Here’s a tip for those who want a filling Japanese meal on the cheap: try visiting a university cafeteria. Most university grounds, and thus, their cafeterias, are open to the public (although when in doubt, it’s best to ask). Forget the stigma often associated with cafeteria food. Where else can you get a lunch set (teishoku) for as low as 410 yen, or ramen for 360 yen? While expecting Michelin-quality food is out of the question, these school lunches are tasty, inexpensive, and possibly even healthy, as you get a balance of meat, carbohydrates, and vegetables. Since it’s a cafeteria, service is also quick and efficient.
Let me introduce the Chuo Refectory, one of the cafeterias at Japan’s number-one university, the University of Tokyo. The cafeteria is located underground, so it’s easy for its entrances to go unnoticed. Take the downward-leading stairs you’ll see near Yasuda Auditorium, the famous clock tower that’s an icon of the university, to enter the Chuo Refectory. You can order at the counter or at the ticket vending machines.
The dishes of the day are displayed with their names; however, the signs only translate the names of the sets, which non-Japanese speakers may find inconvenient and not very helpful. For those with dietary restrictions, though, the signs do come with illustrations such as that of pigs or seafood. That means that you’ll at least get an idea of what’s in the food.

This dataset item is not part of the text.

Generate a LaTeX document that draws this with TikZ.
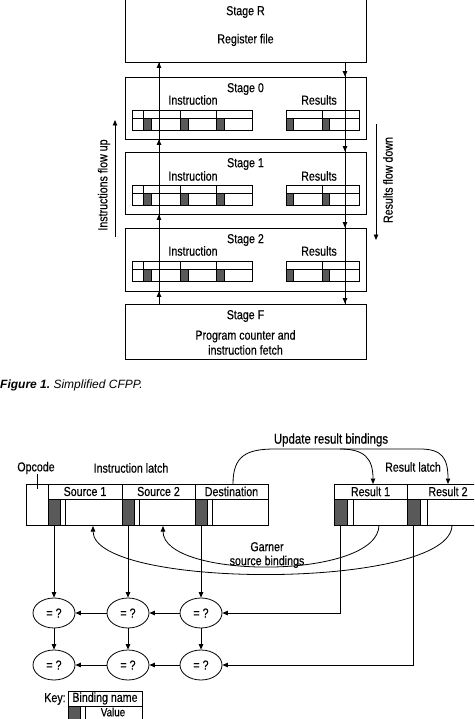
\documentclass[tikz,border=0pt]{standalone}
\usepackage{fontspec}
\setmainfont{Liberation Sans}[FakeStretch=0.82,FakeBold=0.4]
\newfontfamily\capfont{Liberation Sans}
\usetikzlibrary{arrows.meta,shapes.geometric,calc}
\newcommand\cfpplatch[1]{%
  \begin{scope}[shift={(0,#1)}]
    \draw[ln] (132,33) rectangle (252,53);
    \draw[ln] (132,41) -- (252,41);
    \foreach \x in {143,180,216} {\draw[ln] (\x,33) -- (\x,53);
      \draw[shade] (\x,41) rectangle ++(8,12);}
    \draw[ln] (286,33) rectangle (359,53);
    \draw[ln] (286,41) -- (359,41);
    \draw[ln] (322,33) -- (322,53);
    \foreach \x in {286,322} {\draw[shade] (\x,41) rectangle ++(7,12);}
  \end{scope}}
\begin{document}
\begin{tikzpicture}[x=1pt,y=-1pt,
  every node/.style={font=\fontsize{13}{14}\selectfont, inner sep=0pt},
  ln/.style={line width=0.8pt},
  stagebox/.style={draw, line width=0.9pt, rectangle, inner sep=0pt, minimum width=241pt},
  arr/.style={line width=0.8pt, -{Triangle[length=5.5pt,width=4.5pt]}},
  shade/.style={fill=black!65, draw=black, line width=0.4pt},
  shadenode/.style={shade, rectangle, inner sep=0pt, minimum height=26pt},
  eq/.style={draw, ellipse, line width=0.8pt, minimum width=42pt, minimum height=30pt, inner sep=0pt},
]
\useasboundingbox (0,0) rectangle (474,719);
\clip (0,0) rectangle (474,719);

% ---------- Figure 1 ----------
\node[stagebox, minimum height=67pt] (sR) at (245.5,28.5) {};
\node[stagebox, minimum height=62pt] (s0) at (245.5,108) {};
\node[stagebox, minimum height=62pt] (s1) at (245.5,183) {};
\node[stagebox, minimum height=63pt] (s2) at (245.5,259.5) {};
\node[stagebox, minimum height=55pt] (sF) at (245.5,331.5) {};

\node (tR) at (245.5,12) {Stage R};
\node (tRf) at (245.5,40) {Register file};
\node (t0) at (245.5,89) {Stage 0};
\node (t1) at (245.5,164) {Stage 1};
\node (t2) at (245.5,240) {Stage 2};
\node (tF) at (245.5,316) {Stage F};
\node[align=center, font=\fontsize{13}{15}\selectfont] (tFf) at (245.5,342.5) {Program counter and\\instruction fetch};
\foreach \t/\n in {100/0,176/1,251/2} {
  \node (i\n) at (193,\t) {Instruction};
  \node (r\n) at (319,\t) {Results};
}
\cfpplatch{77}
\cfpplatch{152}
\cfpplatch{228}

\coordinate (ix) at (159,0);
\coordinate (rx) at (345,0);
\draw[ln] (sF.north -| ix) -- (sR.south -| ix);
\draw[arr] (sF.north -| ix) -- (s2.south -| ix);
\draw[arr] (s2.north -| ix) -- (s1.south -| ix);
\draw[arr] (s1.north -| ix) -- (s0.south -| ix);
\draw[arr] (s0.north -| ix) -- (sR.south -| ix);
\draw[ln] (sR.south -| rx) -- (sF.north -| rx);
\draw[arr] (sR.south -| rx) -- (s0.north -| rx);
\draw[arr] (s0.south -| rx) -- (s1.north -| rx);
\draw[arr] (s1.south -| rx) -- (s2.north -| rx);
\draw[arr] (s2.south -| rx) -- (sF.north -| rx);

\coordinate (fu1) at (115,237);
\coordinate (fu2) at (115,120);
\draw[arr] (fu1) -- (fu2);
\node[rotate=90] (fut) at (104,185) {Instructions flow up};
\coordinate (fd1) at (376,124);
\coordinate (fd2) at (376,240);
\draw[arr] (fd1) -- (fd2);
\node[rotate=90] (fdt) at (388,180) {Results flow down};

\node[anchor=west, font=\capfont\fontsize{12}{14}\selectfont] (cap) at (0,385) {\itshape\bfseries Figure 1.\ \mdseries Simplified CFPP.};

% ---------- Figure 2 ----------
% instruction latch
\draw[ln] (26,484) rectangle (268,525);
\draw[ln] (48,499) -- (268,499);
\foreach \x in {48,122,195} \draw[ln] (\x,484) -- (\x,525);
\foreach \x in {65,139,212} \draw[ln] (\x,499) -- (\x,525);
\node[shadenode, minimum width=12pt] (b1) at (54,512) {};
\node[shadenode, minimum width=12pt] (b2) at (128,512) {};
\node[shadenode, minimum width=12pt] (b3) at (201,512) {};
\node (src1) at (85,491.5) {Source 1};
\node (src2) at (158.5,491.5) {Source 2};
\node (dst) at (231.5,491.5) {Destination};
\coordinate (dtop) at (233,484);

% result latch
\draw[ln] (334,484) rectangle (490,525);
\draw[ln] (334,499) -- (490,499);
\draw[ln] (407,484) -- (407,525);
\foreach \x in {353,427} \draw[ln] (\x,499) -- (\x,525);
\node[shadenode, minimum width=13pt] (rb1) at (340.5,512) {};
\node[shadenode, minimum width=13pt] (rb2) at (413.5,512) {};
\node (res1) at (370.5,491.5) {Result 1};
\node (res2) at (448,491.5) {Result 2};
\coordinate (r1top) at (373,484);
\coordinate (r2top) at (448,484);
\coordinate (r1val) at (379,525);
\coordinate (r2val) at (452,525);

\node (opc) at (36,468) {Opcode};
\node (ilat) at (131,468) {Instruction latch};
\node (rlat) at (413,467) {Result latch};
\node[font=\fontsize{14}{16}\selectfont] (upd) at (331,440) {Update result bindings};
\node[align=center, font=\fontsize{13}{14}\selectfont] (garn) at (267,555) {Garner\\source bindings};
\coordinate (opl) at (37,489);
\draw[ln] (opc.south -| opl) -- (opl);

% update curves
\coordinate (ub) at (340,449);
\draw[arr] (dtop) .. controls (233,456) and (246,449) .. (275,449) -- (420,449) .. controls (442,449) and (448,458) .. (r2top);
\draw[arr] (ub) .. controls (364,449) and (373,458) .. (r1top);

% garner curves
\coordinate (g1) at (93,526);
\coordinate (g2) at (163,526);
\draw[arr] (r2val) .. controls (452,590) and (93,590) .. (g1);
\draw[arr] (r1val) .. controls (379,580) and (163,580) .. (g2);

% comparators
\node[eq] (e11) at (54,613) {= ?};
\node[eq] (e12) at (128,613) {= ?};
\node[eq] (e13) at (201,613) {= ?};
\node[eq] (e21) at (54,665) {= ?};
\node[eq] (e22) at (128,665) {= ?};
\node[eq] (e23) at (201,665) {= ?};
\draw[arr] (b1.south) -- (e11.north);
\draw[arr] (b2.south) -- (e12.north);
\draw[arr] (b3.south) -- (e13.north);
\draw[arr] (e11.south) -- (e21.north);
\draw[arr] (e12.south) -- (e22.north);
\draw[arr] (e13.south) -- (e23.north);
\draw[arr] (e13.west) -- (e12.east);
\draw[arr] (e12.west) -- (e11.east);
\draw[arr] (e23.west) -- (e22.east);
\draw[arr] (e22.west) -- (e21.east);
\draw[arr] (rb1.south) |- (e13.east);
\draw[arr] (rb2.south) |- (e23.east);

% key
\node (key) at (55,699) {Key:};
\draw[ln] (68,691) rectangle (142,730);
\draw[ln] (68,706) -- (142,706);
\draw[ln] (85,706) -- (85,730);
\draw[shade] (68,706) rectangle (80,730);
\node (bn) at (105,698.5) {Binding name};
\node[font=\fontsize{12}{13}\selectfont] (val) at (113,712) {Value};
\end{tikzpicture}
\end{document}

Set meals cost 410 yen-600 yen, and the menu varies regularly. The lunch menu may also be slightly different from the dinner menu, as a set called “Deluxe” is offered for dinner. The cheapest meal set tends to be the aptly-named Economy set, while the most expensive tends to be Wa-Tei, which refers to typical Japanese fare (as distinguished from the other sets, which may not necessarily feature Japanese food, instead having generic fried food or yoshoku, Japanized foreign food). All set meals come with miso soup, as well as a side dish or two.
The cafeteria also offers curry rice, soba, udon, and ramen. There’s currently only one pasta dish: carbonara. Side orders such as fruit, croquettes, or tofu are available.
If you want to try something unique, I recommend the Akamon ramen. Yes, this cafeteria has its own signature dish, and it’s named after the university’s famous Akamon (red gate), which was built to celebrate the wedding of a Tokugawa shogun’s daughter and a feudal lord’s son.
The Akamon ramen is unlike your typical ramen – in fact, one look at it and you wouldn’t think that it’s ramen, as it looks more like some twist on spaghetti. Instead of broth, you get a thick, red, spicy sauce with ground pork, mushrooms, and bean sprouts. At 400 yen (or 340 yen for a half order), you get a large bowl of noodles swimming in that spicy sauce, and what’s even better is that you can’t find this ramen anywhere else.
If you want to make your own Akamon ramen, the university co-op, which is close to the Chuo Refectory, has a souvenir section where you can find the Akamon ramen sauce (noodles not included, though). It’s a popular souvenir that visitors to the university tend to take home.
The Chuo Refectory is open from 11am-9 pm on weekdays, and 11am-2 pm on Saturdays, Sundays, and national holidays. The University of Tokyo’s Hongo campus is about a 7-minute walk from Hongo-Sanchome on the Marunouchi or Toei Oedo Line, or Todai-mae on the Namboku Line. Be mindful of the fact that the cafeteria gets quite busy around 12 pm.